Question

Evaluate each limit (if it exists). Use L'Hospital's rule (if appropriate).$$\lim _{x \rightarrow \infty} \frac{x \ln x}{x+\ln x}$$

Answer

**step1** Understanding the Problem and Identifying Indeterminate Form

The problem asks us to evaluate the limit of the function $$f(x) = \frac{x \ln x}{x+\ln x}$$ as $$x$$ approaches infinity.

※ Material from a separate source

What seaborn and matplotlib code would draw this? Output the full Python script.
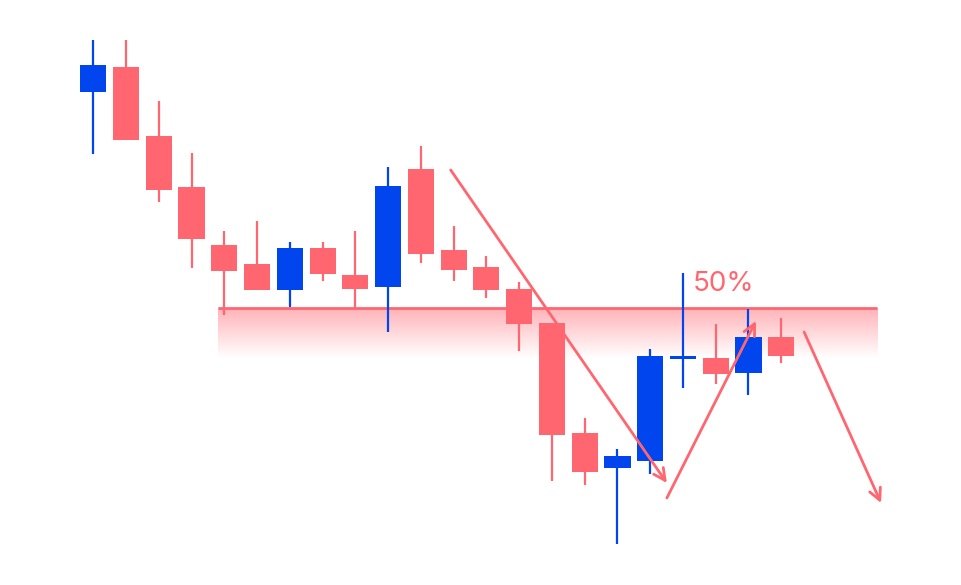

First, we substitute $$x \rightarrow \infty$$ into the numerator and the denominator to determine the form of the limit.
For the numerator, as $$x \rightarrow \infty$$, $$x \rightarrow \infty$$ and $$\ln x \rightarrow \infty$$, so their product $$x \ln x \rightarrow \infty \cdot \infty = \infty$$.
For the denominator, as $$x \rightarrow \infty$$, $$x \rightarrow \infty$$ and $$\ln x \rightarrow \infty$$, so their sum $$x + \ln x \rightarrow \infty + \infty = \infty$$.
Since the limit is of the form $$\frac{\infty}{\infty}$$, it is an indeterminate form, which means L'Hospital's Rule can be applied.

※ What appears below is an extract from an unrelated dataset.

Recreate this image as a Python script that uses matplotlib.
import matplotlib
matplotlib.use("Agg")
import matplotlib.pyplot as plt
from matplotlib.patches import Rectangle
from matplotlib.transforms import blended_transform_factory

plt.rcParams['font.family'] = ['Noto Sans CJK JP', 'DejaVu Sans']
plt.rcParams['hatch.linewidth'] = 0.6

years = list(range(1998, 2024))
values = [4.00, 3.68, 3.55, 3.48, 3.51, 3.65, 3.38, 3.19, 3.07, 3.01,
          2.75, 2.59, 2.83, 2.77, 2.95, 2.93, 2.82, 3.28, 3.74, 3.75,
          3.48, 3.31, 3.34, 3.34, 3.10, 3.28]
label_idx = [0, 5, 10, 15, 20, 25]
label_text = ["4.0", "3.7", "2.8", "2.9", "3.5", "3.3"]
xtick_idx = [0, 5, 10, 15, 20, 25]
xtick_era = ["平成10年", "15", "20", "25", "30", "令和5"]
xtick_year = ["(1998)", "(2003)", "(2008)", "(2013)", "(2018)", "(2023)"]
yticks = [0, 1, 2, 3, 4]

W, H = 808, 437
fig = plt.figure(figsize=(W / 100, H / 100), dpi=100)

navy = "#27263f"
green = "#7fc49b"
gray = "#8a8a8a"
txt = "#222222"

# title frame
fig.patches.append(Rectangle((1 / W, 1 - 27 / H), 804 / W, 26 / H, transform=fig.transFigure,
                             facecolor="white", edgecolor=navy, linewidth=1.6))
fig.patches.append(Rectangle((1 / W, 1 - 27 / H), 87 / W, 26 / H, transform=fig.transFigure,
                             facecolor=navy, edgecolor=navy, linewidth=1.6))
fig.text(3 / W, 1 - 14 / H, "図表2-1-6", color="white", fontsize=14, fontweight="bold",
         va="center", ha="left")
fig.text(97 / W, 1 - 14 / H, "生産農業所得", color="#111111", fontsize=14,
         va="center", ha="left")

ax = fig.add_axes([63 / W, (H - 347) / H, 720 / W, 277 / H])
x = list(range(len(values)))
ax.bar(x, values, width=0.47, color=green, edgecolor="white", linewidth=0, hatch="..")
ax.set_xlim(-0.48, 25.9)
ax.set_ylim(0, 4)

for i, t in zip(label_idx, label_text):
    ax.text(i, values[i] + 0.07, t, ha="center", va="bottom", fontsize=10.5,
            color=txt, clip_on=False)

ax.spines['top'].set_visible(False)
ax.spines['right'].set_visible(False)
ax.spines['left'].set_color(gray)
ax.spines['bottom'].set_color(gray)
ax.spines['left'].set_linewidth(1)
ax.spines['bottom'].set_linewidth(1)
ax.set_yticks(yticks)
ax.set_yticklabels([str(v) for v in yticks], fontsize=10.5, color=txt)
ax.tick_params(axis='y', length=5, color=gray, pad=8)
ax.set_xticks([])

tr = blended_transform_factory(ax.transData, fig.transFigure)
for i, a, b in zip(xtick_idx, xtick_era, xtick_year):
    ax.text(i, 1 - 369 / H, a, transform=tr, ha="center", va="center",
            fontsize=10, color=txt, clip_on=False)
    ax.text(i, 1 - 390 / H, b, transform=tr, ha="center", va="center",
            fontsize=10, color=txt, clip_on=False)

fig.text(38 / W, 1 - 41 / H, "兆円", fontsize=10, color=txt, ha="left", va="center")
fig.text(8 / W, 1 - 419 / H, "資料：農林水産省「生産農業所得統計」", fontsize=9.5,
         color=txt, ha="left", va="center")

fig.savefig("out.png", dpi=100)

**step2** Applying L'Hospital's Rule - Differentiating the Numerator

L'Hospital's Rule states that if $$\lim_{x \to c} \frac{f(x)}{g(x)}$$ is of the form $$\frac{0}{0}$$ or $$\frac{\infty}{\infty}$$, then $$\lim_{x \to c} \frac{f(x)}{g(x)} = \lim_{x \to c} \frac{f'(x)}{g'(x)}$$.
We need to find the derivative of the numerator, $$N(x) = x \ln x$$. We use the product rule for differentiation, which states that if $$N(x) = u(x)v(x)$$, then $$N'(x) = u'(x)v(x) + u(x)v'(x)$$.
Let $$u(x) = x$$ and $$v(x) = \ln x$$.
Then $$u'(x) = \frac{d}{dx}(x) = 1$$.
And $$v'(x) = \frac{d}{dx}(\ln x) = \frac{1}{x}$$.
Applying the product rule, the derivative of the numerator is $$N'(x) = (1)(\ln x) + (x)\left(\frac{1}{x}\right) = \ln x + 1$$.

**step3** Applying L'Hospital's Rule - Differentiating the Denominator

Next, we find the derivative of the denominator, $$D(x) = x + \ln x$$.
We differentiate each term separately:
The derivative of $$x$$ is $$\frac{d}{dx}(x) = 1$$.
The derivative of $$\ln x$$ is $$\frac{d}{dx}(\ln x) = \frac{1}{x}$$.
So, the derivative of the denominator is $$D'(x) = 1 + \frac{1}{x}$$.

**step4** Evaluating the New Limit

Now we apply L'Hospital's Rule by evaluating the limit of the ratio of the derivatives:
$$\lim _{x \rightarrow \infty} \frac{N'(x)}{D'(x)} = \lim _{x \rightarrow \infty} \frac{\ln x + 1}{1 + \frac{1}{x}}$$
We substitute $$x \rightarrow \infty$$ into this new expression:
For the numerator, as $$x \rightarrow \infty$$, $$\ln x \rightarrow \infty$$, so $$\ln x + 1 \rightarrow \infty + 1 = \infty$$.
For the denominator, as $$x \rightarrow \infty$$, $$\frac{1}{x} \rightarrow 0$$, so $$1 + \frac{1}{x} \rightarrow 1 + 0 = 1$$.
Therefore, the limit becomes $$\frac{\infty}{1} = \infty$$.

**step5** Conclusion

Since the limit of the ratio of the derivatives is $$\infty$$, the original limit also evaluates to $$\infty$$. This means the limit does not exist in the sense of converging to a finite number.